Following Final Solution, Sharma dedicated years to its distribution and to planning a long-term follow-up. From 2006 onward, he began filming for a tentative mini-series titled Final Solution Revisited, aiming to document the aftermath over a decade later. This project includes examining the fate of riot foot soldiers and the families of the Godhra train fire victims, accumulating over 500 hours of archival footage on the entrenchment of hate politics.

In 2014, as Narendra Modi campaigned for Prime Minister, Sharma released a series of video clips from Modi's 2002 election speeches, which he stated were disappearing from online repositories. Sharma presented these clips as evidence of Modi's contemporaneous endorsement of the violence, arguing against a historical whitewash. His work remains part of an ongoing dialogue about memory, accountability, and the role of film as evidence.

Leadership Style and Personality

Colleagues and observers describe Rakesh Sharma as a figure of resilient determination and strategic intellect. His career pivot from successful corporate broadcasting back to risky, self-financed documentary filmmaking demonstrates a core commitment to principle over prestige or profit. He operates with a clear-eyed understanding of both media systems and political machinery, which he leverages to navigate challenges and maximize the impact of his work.

Sharma exhibits a fearless, obstinate quality when confronting institutional power, whether refusing to compromise with film censors or directly challenging historical narratives promoted by the state. This is not recklessness but a calculated form of civic resistance, grounded in a firm belief in the public's right to information. His approach combines the sharp analysis of an investigator with the mobilization tactics of an activist.

Philosophy or Worldview

At the heart of Rakesh Sharma's filmmaking is a profound belief in documentary as an instrument of democracy and a bulwark against historical amnesia. He views his work not as neutral observation but as engaged, partisan truth-telling on behalf of the persecuted and the voiceless. His philosophy insists on the filmmaker's responsibility to confront uncomfortable truths and to archive evidence against state-sponsored forgetfulness.

He champions radical accessibility, believing that films on matters of public importance must belong to the public. This is evidenced by his innovative distribution models, where he waived screening fees and encouraged piracy to circumvent state suppression.
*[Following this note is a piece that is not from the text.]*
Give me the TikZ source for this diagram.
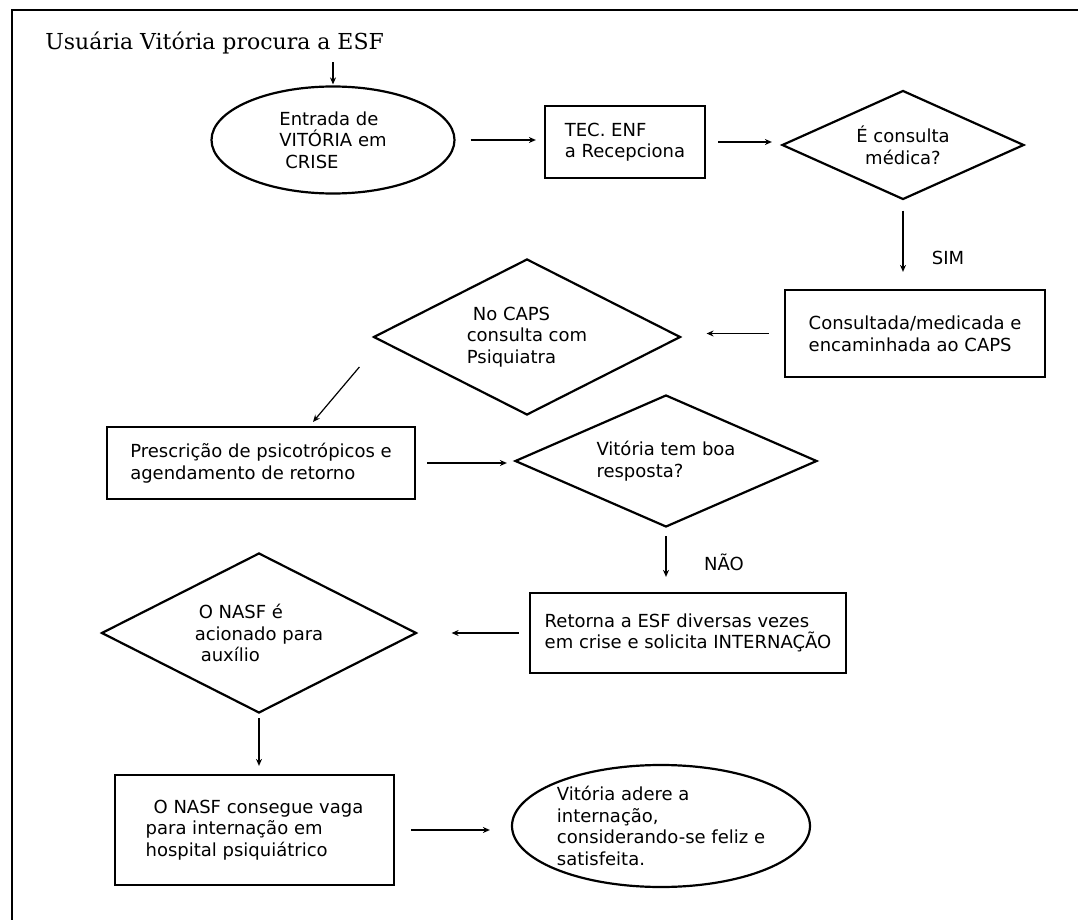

His worldview merges Gandhian principles of civil disobedience with modern digital strategy, seeing widespread circulation as a form of democratic participation and resistance.

Impact and Legacy

Rakesh Sharma's legacy is inextricably linked to Final Solution, which stands as one of the most important and courageous documentaries in Indian cinema. The film serves as a permanent, auditable record of the 2002 Gujarat violence, countering state-sanctioned narratives and ensuring that the events cannot be easily erased from public memory. It has become an essential text for scholars, activists, and anyone studying communalism in modern India.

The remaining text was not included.